Фердинанд Вербист был фламандцем по рождению и происходил из маленького городка на западной границе Бельгии[126]. Он учился в Куртрэ и в Брюгге и занимался философией в университете Лувэня. В возрасте 18 лет он стал новицием, позже изучал теологию в Риме. Будучи молодым человеком, он дважды путешествовал из Бельгии на Иберийский полуостров, намереваясь отправиться миссионером в Америку. Однако в конце концов он предпринял опасное путешествие морем в Макао, а оттуда — в Пекин. Оказавшись там в 1660 г., когда ему было 37 лет, он более никогда не покидал китайской столицы.
Нельзя было предположить худшего времени для того, чтобы прибыть в Пекин. Он обосновался там, когда умер Шуньчжи и его заменил совет регентов — противников иезуитов, которые в 1644 г. бросили Шалля, Буглио, Магалхэнса и Вербиста в тюрьму, закованными в цепи. Как было уже сказано, их участь облегчило лишь землетрясение, но Вербист отказался принять свободу до тех пор, пока не отпустили и Шалля.
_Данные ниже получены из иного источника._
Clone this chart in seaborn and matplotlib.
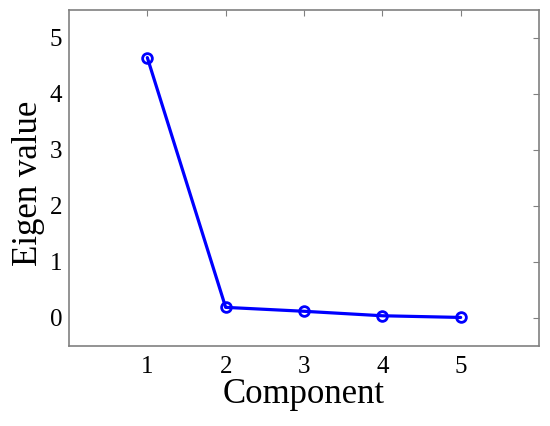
import numpy as np
import pandas as pd
import matplotlib
matplotlib.use("Agg")
import matplotlib.pyplot as plt
import seaborn as sns

components = [1, 2, 3, 4, 5]
eigen_values = [4.65, 0.19, 0.12, 0.04, 0.01]

sns.set_style("white")
plt.rcParams['font.family'] = ['Liberation Serif', 'DejaVu Serif']
plt.rcParams['text.color'] = 'black'
plt.rcParams['axes.labelcolor'] = 'black'
plt.rcParams['xtick.labelcolor'] = 'black'
plt.rcParams['ytick.labelcolor'] = 'black'

df = pd.DataFrame({"Component": components, "Eigen value": eigen_values})

fig = plt.figure(figsize=(5.5, 4.26), dpi=100)
ax = fig.add_axes([69 / 550, 1 - 346 / 426, 470 / 550, 336 / 426])

sns.lineplot(data=df, x="Component", y="Eigen value", ax=ax,
             color="#0000ff", linewidth=2.3, marker="o", markersize=7,
             markerfacecolor="none", markeredgecolor="#0000ff", markeredgewidth=2)

ax.set_xlim(0, 6)
ax.set_ylim(-0.5, 5.5)
ax.set_xticks(components)
ax.set_yticks([0, 1, 2, 3, 4, 5])
ax.tick_params(direction="in", length=4, width=0.8, color="#808080",
               labelsize=18, top=True, right=True)
ax.tick_params(axis="x", pad=7)
ax.tick_params(axis="y", pad=5)
for s in ax.spines.values():
    s.set_color("#808080")
    s.set_linewidth(1.2)
ax.set_xlabel("Component", fontsize=25, labelpad=0)
ax.set_ylabel("Eigen value", fontsize=25, labelpad=3, y=0.485)

fig.savefig("out.png", dpi=100)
Даже после того, как молодой Канси взял в свои руки бразды правления, жизнь отцов-иезуитов оставалась трудной. Даже относясь к иезуитам с одобрением, Канси сохранял в отношении них определенные подозрения. Не будучи в состоянии представить себе, как целая группа зрелых мужчин может сохранять целибат и столь явно обходиться без какой-либо личной жизни, он заподозрил худшее. Он послал «молодого, хорошо сложенного маньчжура» жить в их доме под предлогом изучения философии, но на самом деле, как деликатно сформулировал иезуитский автор Ле Комт, «разузнать наиболее секретные подробности о них и для того, чтобы он сам, как могло случиться, послужил предметом скандала»[127]. Красивый маньчжур оставался в доме иезуитов в течение года, докладывая каждую мелочь о том, что там происходило, и в особенности о том, что касалось лично его. По истечении этого срока он остался убежденным в абсолютной чистоте намерений святых отцов. Ле Комт цитирует императора, который сказал, что «эти люди не учат нас ничему из того, чего они не делали бы сами, и они также целомудренны, каковыми кажутся с виду»[128]. Неясные подозрения выветрились из мозга императора, а его уважение к европейцам возросло. Постепенно шел процесс превращения Фердинанда Вербиста в друга (даже доверенное лицо) императора. Вероятно, в лице этого человека, который был старше императора на 31 год, Канси обрел кого-то вроде отца.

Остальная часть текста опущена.